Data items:

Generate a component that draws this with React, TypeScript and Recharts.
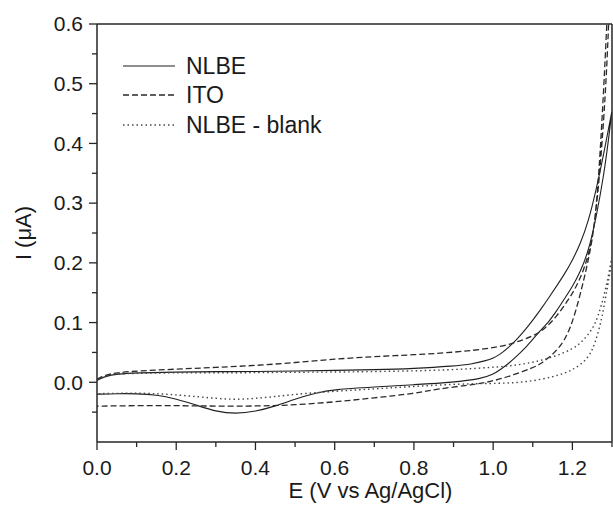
import { LineChart, Line, XAxis, YAxis, ReferenceLine, Legend } from "recharts"

// potential (V) / current (uA) pairs, anodic sweep then return sweep
const nlbeForward: [number, number][] = [
  [0.0, 0.003], [0.02, 0.01], [0.05, 0.014], [0.1, 0.016], [0.2, 0.017], [0.3, 0.018],
  [0.4, 0.018], [0.5, 0.019], [0.6, 0.02], [0.7, 0.021], [0.8, 0.023], [0.9, 0.027],
  [0.95, 0.031], [0.98, 0.036], [1.0, 0.04], [1.02, 0.048], [1.04, 0.059], [1.06, 0.072],
  [1.08, 0.087], [1.1, 0.104], [1.12, 0.122], [1.14, 0.141], [1.16, 0.161], [1.18, 0.181],
  [1.2, 0.204], [1.22, 0.232], [1.24, 0.268], [1.26, 0.322], [1.28, 0.385], [1.3, 0.455],
]
const nlbeReturn: [number, number][] = [
  [1.3, 0.455], [1.29, 0.4], [1.28, 0.35], [1.26, 0.275], [1.24, 0.218], [1.22, 0.185],
  [1.2, 0.16], [1.18, 0.14], [1.16, 0.119], [1.14, 0.101], [1.12, 0.087], [1.1, 0.072],
  [1.08, 0.057], [1.06, 0.044], [1.04, 0.032], [1.02, 0.022], [1.0, 0.013], [0.97, 0.006],
  [0.9, 0.0], [0.8, -0.004], [0.7, -0.008], [0.6, -0.012], [0.55, -0.018], [0.5, -0.028],
  [0.45, -0.04], [0.4, -0.049], [0.35, -0.053], [0.3, -0.049], [0.25, -0.038], [0.2, -0.028],
  [0.15, -0.021], [0.1, -0.019], [0.05, -0.019], [0.0, -0.02],
]

const itoForward: [number, number][] = [
  [0.0, 0.005], [0.02, 0.012], [0.05, 0.016], [0.1, 0.019], [0.2, 0.022], [0.3, 0.025],
  [0.4, 0.028], [0.5, 0.033], [0.6, 0.039], [0.7, 0.043], [0.8, 0.046], [0.9, 0.05],
  [1.0, 0.057], [1.05, 0.065], [1.1, 0.077], [1.13, 0.089], [1.16, 0.11], [1.19, 0.138],
  [1.21, 0.16], [1.23, 0.19], [1.245, 0.225], [1.255, 0.26], [1.265, 0.33], [1.275, 0.44],
  [1.285, 0.57], [1.295, 0.72],
]
const itoReturn: [number, number][] = [
  [1.3, 0.76], [1.293, 0.62], [1.285, 0.5], [1.275, 0.4], [1.265, 0.32], [1.255, 0.26],
  [1.245, 0.22], [1.232, 0.18], [1.22, 0.148], [1.208, 0.118], [1.195, 0.092], [1.18, 0.07],
  [1.16, 0.053], [1.14, 0.041], [1.12, 0.031], [1.1, 0.024], [1.05, 0.012], [1.0, 0.002],
  [0.95, -0.004], [0.86, -0.011], [0.8, -0.019], [0.7, -0.026], [0.6, -0.033], [0.5, -0.038],
  [0.4, -0.04], [0.3, -0.04], [0.2, -0.039], [0.1, -0.039], [0.0, -0.04],
]

const blankForward: [number, number][] = [
  [0.0, 0.005], [0.02, 0.011], [0.05, 0.014], [0.1, 0.015], [0.2, 0.016], [0.3, 0.016],
  [0.4, 0.016], [0.5, 0.017], [0.6, 0.017], [0.7, 0.018], [0.8, 0.019], [0.9, 0.021],
  [1.0, 0.025], [1.05, 0.028], [1.1, 0.033], [1.15, 0.042], [1.2, 0.055], [1.225, 0.068],
  [1.25, 0.088], [1.265, 0.11], [1.28, 0.145], [1.29, 0.175], [1.3, 0.21],
]
const blankReturn: [number, number][] = [
  [1.3, 0.21], [1.296, 0.188], [1.29, 0.165], [1.284, 0.142], [1.275, 0.11], [1.267, 0.088],
  [1.258, 0.068], [1.25, 0.054], [1.24, 0.042], [1.22, 0.029], [1.2, 0.021], [1.18, 0.015],
  [1.15, 0.009], [1.1, 0.002], [1.05, -0.001], [1.0, -0.002], [0.9, -0.003], [0.8, -0.007],
  [0.7, -0.011], [0.6, -0.015], [0.5, -0.02], [0.45, -0.024], [0.4, -0.027], [0.35, -0.029],
  [0.3, -0.027], [0.25, -0.024], [0.2, -0.021], [0.15, -0.019], [0.1, -0.018], [0.0, -0.019],
]

const xTicks = [0, 0.1, 0.2, 0.3, 0.4, 0.5, 0.6, 0.7, 0.8, 0.9, 1.0, 1.1, 1.2, 1.3]
const yTicks = [-0.05, 0, 0.05, 0.1, 0.15, 0.2, 0.25, 0.3, 0.35, 0.4, 0.45, 0.5, 0.55, 0.6]

const FONT = "'Liberation Sans', Arial, sans-serif"
const INK = "#262626"

const toPoints = (a: [number, number][], b: [number, number][]) =>
  [...a, ...b].map(([e, i]) => ({ e, i }))

const series = [
  { name: "NLBE", data: toPoints(nlbeForward, nlbeReturn), dash: undefined, color: "#1f1f1f", width: 1.1 },
  { name: "ITO", data: toPoints(itoForward, itoReturn), dash: "6 3", color: "#2a2a2a", width: 1.3 },
  { name: "NLBE - blank", data: toPoints(blankForward, blankReturn), dash: "1.5 3", color: "#444", width: 1.4 },
]

const XTick = ({ x, y, payload }: any) => {
  const v = payload.value
  const major = Math.round(v * 10) % 2 === 0
  return (
    <g>
      <line x1={x} x2={x} y1={y} y2={y + (major ? 8 : 5)} stroke={INK} strokeWidth={1.3} />
      {major && (
        <text x={x} y={y + 33} textAnchor="middle" fontSize={21} fontFamily={FONT} fill="#1a1a1a">
          {v.toFixed(1)}
        </text>
      )}
    </g>
  )
}

const YTick = ({ x, y, payload }: any) => {
  const v = payload.value
  const major = Math.round(v * 100) % 10 === 0
  return (
    <g>
      <line x1={x} x2={x - (major ? 8 : 5)} y1={y} y2={y} stroke={INK} strokeWidth={1.3} />
      {major && (
        <text x={x - 14} y={y} dy="0.35em" textAnchor="end" fontSize={21} fontFamily={FONT} fill="#1a1a1a">
          {v.toFixed(1)}
        </text>
      )}
    </g>
  )
}

const renderLegend = () => (
  <div style={{ fontFamily: FONT, fontSize: 23, color: "#1a1a1a" }}>
    {series.map((s) => (
      <div key={s.name} style={{ display: "flex", alignItems: "center", height: 29.5 }}>
        <svg width={52} height={10} style={{ marginRight: 11 }}>
          <line x1={0} x2={52} y1={5} y2={5} stroke={s.color} strokeWidth={s.width} strokeDasharray={s.dash} />
        </svg>
        <span style={{ lineHeight: "24px" }}>{s.name}</span>
      </div>
    ))}
  </div>
)

export default function App() {
  return (
    <div style={{ position: "absolute", left: 0, top: 0, width: 613, height: 510, background: "#fff" }}>
      <LineChart width={613} height={510} margin={{ top: 24, right: 1, bottom: 0, left: 0 }}>
        <XAxis
          type="number"
          dataKey="e"
          domain={[0, 1.3]}
          ticks={xTicks}
          interval={0}
          allowDataOverflow
          height={68}
          tickSize={0}
          tickMargin={0}
          tickLine={false}
          tick={XTick}
          axisLine={{ stroke: INK, strokeWidth: 1.5 }}
          label={({ viewBox }: any) => (
            <text
              x={viewBox.x + viewBox.width / 2 + 16}
              y={viewBox.y + 56}
              textAnchor="middle"
              fontSize={22}
              fontFamily={FONT}
              fill="#1a1a1a"
            >
              E (V vs Ag/AgCl)
            </text>
          )}
        />
        <YAxis
          type="number"
          dataKey="i"
          domain={[-0.1, 0.6]}
          ticks={yTicks}
          interval={0}
          allowDataOverflow
          width={97}
          tickSize={0}
          tickMargin={0}
          tickLine={false}
          tick={YTick}
          axisLine={{ stroke: INK, strokeWidth: 1.5 }}
          label={({ viewBox }: any) => (
            <text
              x={23}
              y={viewBox.y + viewBox.height / 2}
              transform={`rotate(-90 23 ${viewBox.y + viewBox.height / 2})`}
              textAnchor="middle"
              dy="0.35em"
              fontSize={22}
              fontFamily={FONT}
              fill="#1a1a1a"
            >
              I (μA)
            </text>
          )}
        />
        <ReferenceLine y={0.6} stroke={INK} strokeWidth={1.5} />
        <ReferenceLine x={1.3} stroke={INK} strokeWidth={1.5} />
        {series.map((s) => (
          <Line
            key={s.name}
            name={s.name}
            data={s.data}
            dataKey="i"
            type="basis"
            stroke={s.color}
            strokeWidth={s.width}
            strokeDasharray={s.dash}
            dot={false}
            activeDot={false}
            isAnimationActive={false}
          />
        ))}
        <Legend
          layout="vertical"
          align="center"
          verticalAlign="middle"
          wrapperStyle={{ left: 123, top: 51, width: 260 }}
          content={renderLegend}
        />
      </LineChart>
    </div>
  )
}
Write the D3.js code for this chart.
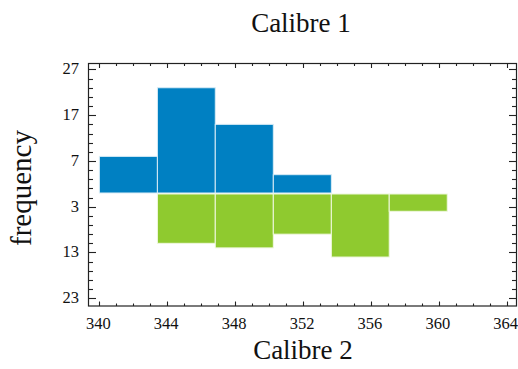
<!DOCTYPE html>
<html><head><meta charset="utf-8">
<script src="https://cdn.jsdelivr.net/npm/d3@7"></script>
<style>html,body{margin:0;padding:0;background:#fff;}svg{display:block;}</style>
</head><body>
<script>
const title = "Calibre 1";
const xLabel = "Calibre 2";
const yLabel = "frequency";
const binEdges = [340, 343.42, 346.83, 350.25, 353.67, 357.08, 360.5];
const upperCounts = [8, 23, 15, 4, 0, 0];   // Calibre 1
const lowerCounts = [0, 11, 12, 9, 14, 4];  // Calibre 2
const xTickValues = [340, 344, 348, 352, 356, 360, 364];
const yTickValues = [27, 17, 7, -3, -13, -23];

const W = 518, H = 369;
const plot = {left: 88, right: 517, top: 63.5, bottom: 306};
const svg = d3.select("body").append("svg").attr("width", W).attr("height", H);

const x = d3.scaleLinear().domain([339.33, 364.61]).range([plot.left, plot.right]);
const y = d3.scaleLinear().domain([-24.7, 28.3]).range([plot.bottom, plot.top]);

const blue = "#0080c2", green = "#8fca2f";

const bins = binEdges.slice(0, -1).map((e, i) => ({x0: e, x1: binEdges[i + 1], up: upperCounts[i], down: lowerCounts[i]}));

svg.append("g").selectAll("rect").data(bins.filter(d => d.up > 0)).join("rect")
  .attr("x", d => x(d.x0)).attr("width", d => x(d.x1) - x(d.x0))
  .attr("y", d => y(d.up)).attr("height", d => y(0) - y(d.up))
  .attr("fill", blue).attr("stroke", "#d8ecf6").attr("stroke-width", 1);

svg.append("g").selectAll("rect").data(bins.filter(d => d.down > 0)).join("rect")
  .attr("x", d => x(d.x0)).attr("width", d => x(d.x1) - x(d.x0))
  .attr("y", d => y(0) + 1).attr("height", d => y(-d.down) - y(0) - 1)
  .attr("fill", green).attr("stroke", "#f0f8e0").attr("stroke-width", 1);

// frame
svg.append("rect").attr("x", plot.left + 0.5).attr("y", plot.top)
  .attr("width", plot.right - plot.left - 1).attr("height", plot.bottom - plot.top)
  .attr("fill", "none").attr("stroke", "#222").attr("stroke-width", 1.2);

const xMinor = d3.range(340, 365, 1);
const yMinor = d3.range(-23, 28.5, 2);
const tk = svg.append("g").attr("stroke", "#222").attr("stroke-width", 1.1);
xMinor.forEach(v => {
  const major = xTickValues.includes(v);
  const len = major ? 4.5 : 2.5;
  const px = Math.round(x(v)) + 0.5;
  tk.append("line").attr("x1", px).attr("x2", px).attr("y1", plot.bottom).attr("y2", plot.bottom - len);
  tk.append("line").attr("x1", px).attr("x2", px).attr("y1", plot.top).attr("y2", plot.top + len);
});
yMinor.forEach(v => {
  const major = yTickValues.includes(v);
  const len = major ? 8 : 5;
  const py = Math.round(y(v)) + 0.5;
  tk.append("line").attr("x1", plot.left).attr("x2", plot.left + len).attr("y1", py).attr("y2", py);
  tk.append("line").attr("x1", plot.right).attr("x2", plot.right - len).attr("y1", py).attr("y2", py);
});

const serif = "'Liberation Serif','Times New Roman',serif";
svg.append("g").selectAll("text").data(xTickValues).join("text")
  .attr("x", d => x(d) - 1).attr("y", 329).attr("text-anchor", "middle")
  .attr("font-family", serif).attr("font-size", 16.5).attr("fill", "#111").text(d => d);
svg.append("g").selectAll("text").data(yTickValues).join("text")
  .attr("x", 79).attr("y", d => y(d) + 5).attr("text-anchor", "end")
  .attr("font-family", serif).attr("font-size", 16.5).attr("fill", "#111").text(d => Math.abs(d));

svg.append("text").attr("x", 301).attr("y", 32).attr("text-anchor", "middle")
  .attr("font-family", serif).attr("font-size", 27).attr("fill", "#111").text(title);
svg.append("text").attr("x", 303).attr("y", 359).attr("text-anchor", "middle")
  .attr("font-family", serif).attr("font-size", 27).attr("fill", "#111").text(xLabel);
svg.append("text").attr("transform", "translate(31,188) rotate(-90)").attr("text-anchor", "middle")
  .attr("font-family", serif).attr("font-size", 29).attr("fill", "#111").text(yLabel);
</script>
</body></html>
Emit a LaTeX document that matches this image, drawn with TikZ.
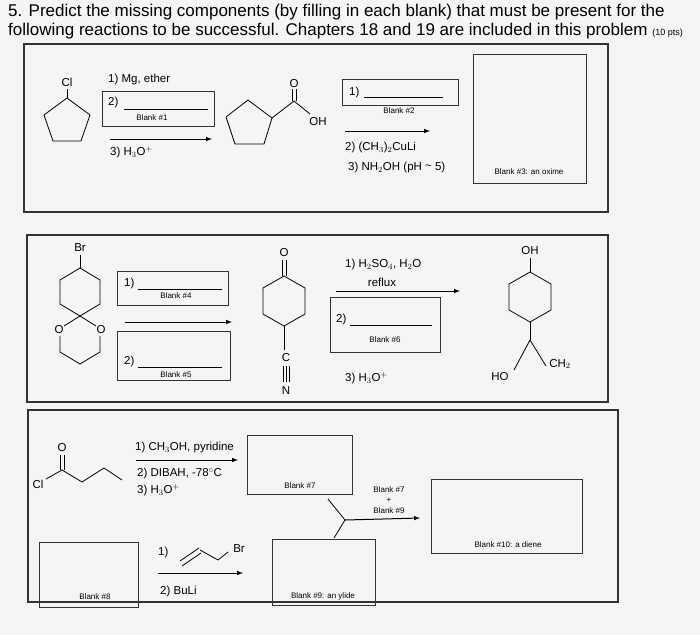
\documentclass[tikz,border=0pt]{standalone}
\usepackage{fontspec}
\setmainfont{Liberation Sans}
\begin{document}
\begin{tikzpicture}[x=1pt,y=-1pt,
  bx/.style={draw=black!80,line width=1pt},
  big/.style={draw=black!80,line width=1.2pt},
  t/.style={font=\fontsize{11.5}{13}\selectfont,inner sep=0pt},
  s/.style={font=\fontsize{8}{9}\selectfont,inner sep=0pt},
  bond/.style={line width=0.8pt},
  arr/.style={line width=1pt,-latex}]
\fill[black!4] (0,0) rectangle (700,635);
\useasboundingbox (0,0) rectangle (700,635);
\node[anchor=west,font=\fontsize{17}{19}\selectfont,inner sep=0pt] (h1) at (8,12) {5. Predict the missing components (by filling in each blank) that must be present for the};
\node[anchor=west,font=\fontsize{17}{19}\selectfont,inner sep=0pt] (h2) at (8,31) {following reactions to be successful. Chapters 18 and 19 are included in this problem {\fontsize{9}{10}\selectfont (10 pts)}};
% section boxes
\draw[big] (24,44) rectangle (608,212);
\draw[big] (27,235) rectangle (608,402);
\draw[big] (28,410) rectangle (618,602);
%% Section 1
\node[t] (cl1) at (67,82) {Cl};
\draw[bond] (67,89) -- (67,98);
\draw[bond] (67,98) -- (90,115) -- (81,141) -- (53,141) -- (44,115) -- cycle;
\node[t,anchor=west] (m1) at (108,80) {1) Mg, ether};
\draw[bx] (102,91) rectangle (214,126);
\node[t,anchor=west] (b1) at (108,103) {2)};
\draw[bond] (124,109) -- (208,109);
\node[s] (bl1) at (152,118) {Blank \#1};
\draw[arr] (110,139) -- (212,139);
\node[t,anchor=west] (h3o1) at (110,152) {3) H$_3$O$^+$};
\draw[bond] (272,118) -- (248,100) -- (226,117) -- (235,144) -- (264,144) -- cycle;
\draw[bond] (272,118) -- (294,101) -- (310,114);
\draw[bond] (292,101) -- (292,89); \draw[bond] (296,101) -- (296,89);
\node[t] (o1) at (294,84) {O};
\node[t] (oh1) at (318,122) {OH};
\draw[bx] (342,79) rectangle (458,105);
\node[t,anchor=west] (b2a) at (349,93) {1)};
\draw[bond] (364,97) -- (443,97);
\node[s] (bl2) at (399,111) {Blank \#2};
\draw[arr] (345,131) -- (430,131);
\node[t,anchor=west] (c2) at (345,148) {2) (CH$_3$)$_2$CuLi};
\node[t,anchor=west] (c3) at (348,168) {3) NH$_2$OH (pH \raisebox{0.3ex}{\textasciitilde} 5)};
\draw[bx] (473,54) rectangle (586,183);
\node[s] (bl3) at (529,172) {Blank \#3: an oxime};
%% Section 2
\node[t] (br2) at (80,248) {Br};
\draw[bond] (80,255) -- (80,268);
\draw[bond] (80,268) -- (100,280) -- (100,304) -- (80,316) -- (60,304) -- (60,280) -- cycle;
\draw[bond] (80,316) -- (64,326); \draw[bond] (80,316) -- (96,326);
\node[t] (oa) at (59,330) {O}; \node[t] (ob) at (101,330) {O};
\draw[bond] (60,336) -- (60,352) -- (80,364) -- (100,352) -- (100,336);
\draw[bx] (117,271) rectangle (228,305);
\node[t,anchor=west] (b4a) at (124,284) {1)};
\draw[bond] (138,289) -- (222,289);
\node[s] (bl4) at (176,296) {Blank \#4};
\draw[arr] (125,322) -- (232,322);
\draw[bx] (117,331) rectangle (230,380);
\node[t,anchor=west] (b5a) at (124,362) {2)};
\draw[bond] (138,367) -- (222,367);
\node[s] (bl5) at (176,375) {Blank \#5};
\node[t] (o2) at (284,253) {O};
\draw[bond] (282,260) -- (282,276); \draw[bond] (286,260) -- (286,276);
\draw[bond] (284,276) -- (305,288) -- (305,314) -- (284,326) -- (263,314) -- (263,288) -- cycle;
\draw[bond] (284,326) -- (284,350);
\node[t] (cn) at (286,358) {C};
\draw[bond] (283,366) -- (283,382); \draw[bond] (286,366) -- (286,382); \draw[bond] (289,366) -- (289,382);
\node[t] (nn) at (286,391) {N};
\node[t,anchor=west] (r21) at (345,265) {1) H$_2$SO$_4$, H$_2$O};
\node[t] (r22) at (382,282) {reflux};
\draw[arr] (336,291) -- (460,291);
\draw[bx] (330,297) rectangle (440,352);
\node[t,anchor=west] (b6a) at (336,320) {2)};
\draw[bond] (350,325) -- (432,325);
\node[s] (bl6) at (385,340) {Blank \#6};
\node[t,anchor=west] (h3o2) at (345,378) {3) H$_3$O$^+$};
\node[t] (oh2) at (530,251) {OH};
\draw[bond] (530,258) -- (530,272);
\draw[bond] (530,272) -- (551,284) -- (551,310) -- (530,322) -- (509,310) -- (509,284) -- cycle;
\draw[bond] (530,322) -- (530,340);
\draw[bond] (530,340) -- (514,370); \draw[bond] (530,340) -- (546,366);
\node[t] (ch2) at (560,364) {CH$_2$};
\node[t] (ho2) at (500,377) {HO};
%% Section 3
\node[t] (o3) at (62,448) {O};
\draw[bond] (60,455) -- (60,470); \draw[bond] (64,455) -- (64,470);
\draw[bond] (46,479) -- (62,470) -- (82,482) -- (104,468) -- (122,480);
\node[t] (cl3) at (38,484) {Cl};
\node[t,anchor=west] (r31) at (135,448) {1) CH$_3$OH, pyridine};
\draw[arr] (136,460) -- (238,460);
\node[t,anchor=west] (r32) at (137,474) {2) DIBAH, -78$^\circ$C};
\node[t,anchor=west] (r33) at (137,490) {3) H$_3$O$^+$};
\draw[bx] (247,435) rectangle (352,494);
\node[s] (bl7) at (300,486) {Blank \#7};
\coordinate (j) at (345,520);
\draw[bond] (328,499) -- (j) -- (334,538);
\draw[arr] (j) -- (420,518);
\node[s] (p1) at (389,490) {Blank \#7};
\node[s] (p2) at (389,500) {+};
\node[s] (p3) at (389,511) {Blank \#9};
\draw[bx] (431,479) rectangle (582,553);
\node[s] (bl10) at (508,545) {Blank \#10: a diene};
\draw[bx] (39,542) rectangle (138,607);
\node[s] (bl8) at (95,597) {Blank \#8};
\node[t,anchor=west] (r41) at (158,553) {1)};
\draw[bond] (180,561) -- (199,548); \draw[bond] (182,566) -- (201,553);
\draw[bond] (200,550) -- (218,560) -- (228,552);
\node[t] (br3) at (239,549) {Br};
\draw[arr] (158,573) -- (243,573);
\node[t,anchor=west] (r42) at (160,592) {2) BuLi};
\draw[bx] (272,539) rectangle (375,605);
\node[s] (bl9) at (323,596) {Blank \#9: an ylide};
\end{tikzpicture}
\end{document}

» **TO BE DONE**
Repeat only the lines between the start of the data and the line with "YAxis, ReferenceLine, Legend", including those two lines, and skip the pictures.

» **ANSWER FOR THIS EXERCISE**
Generate a component that draws this with React, TypeScript and Recharts.
import { LineChart, Line, XAxis, YAxis, ReferenceLine, Legend } from "recharts"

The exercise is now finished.